1 Corinthians 7:10–12 he contrasts “not I, but the Lord” with “I, not the Lord.” The first refers to teachings Yeshua already gave on divorce; the second refers to a situation Yeshua never addressed, so Paul provides an authoritative ruling.
In 1 Corinthians 7:6 he marks something as a concession, not a command, showing the difference between universal instruction and pastoral allowance.
In 1 Corinthians 7:25 he says he has no direct command from the Lord but gives trustworthy judgment, meaning Yeshua gave no teaching on that topic.
In 1 Corinthians 14:37 he insists his instruction is the Lord’s command, showing he knows when he is relaying divine authority.
In 2 Corinthians 8:8 he distinguishes between commanding and advising.
In 1 Thessalonians 4:15 he cites a direct revelation from the Lord, not personal reasoning.

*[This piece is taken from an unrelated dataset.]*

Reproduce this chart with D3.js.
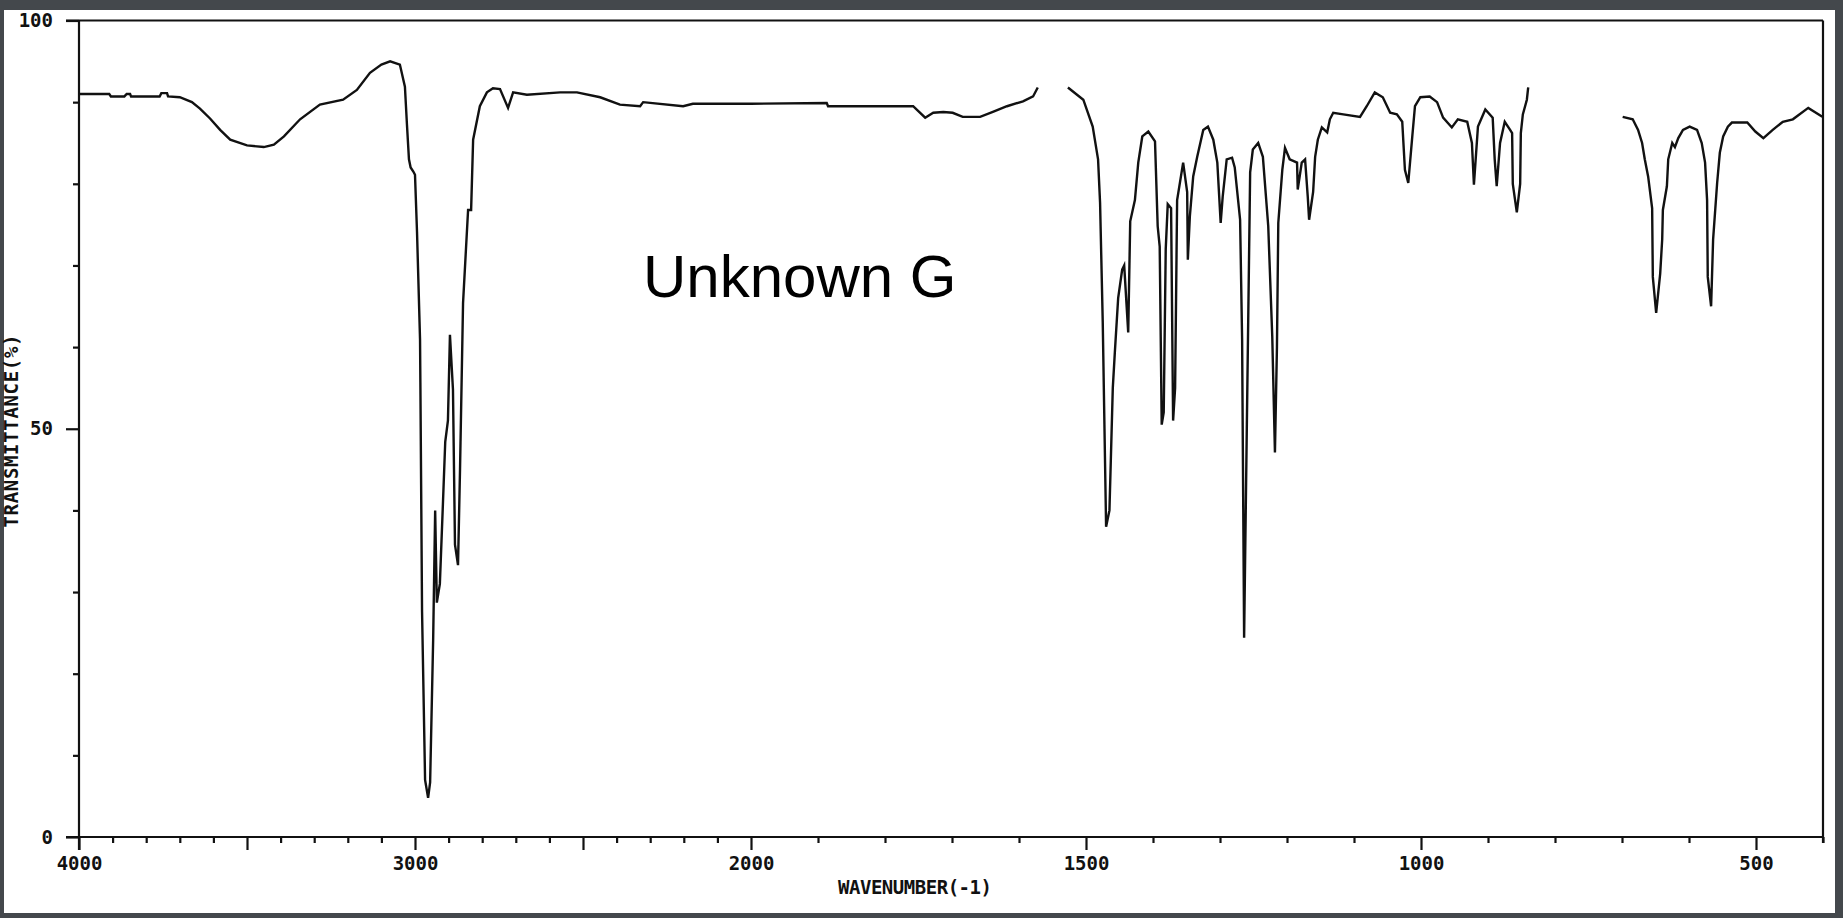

Now the cultural reason Paul would have told Timothy “I do not permit a woman to teach or exercise authority over a man.” Ephesus was a Greek‑Roman city where public teaching was dominated by men, and women were widely viewed as uneducated, unreliable, or socially inferior. A woman teacher in that setting would have been dismissed outright, mocked, or treated as a joke before she ever opened her mouth. The gospel itself—not the woman—would have been discredited. Paul’s instruction was strategic: Timothy was leading a fragile, young congregation in a hostile, male‑dominated culture, and Paul wanted to avoid giving opponents an easy excuse to reject the message. This was not a statement about women’s ability or worth; it was a tactical decision shaped by the cultural realities of Ephesus, where credibility depended heavily on male public teachers. Paul’s pattern elsewhere—affirming Priscilla, Phoebe, Junia, and others—shows he had no theological objection to women leading. His concern in Timothy was audience reception, not divine prohibition.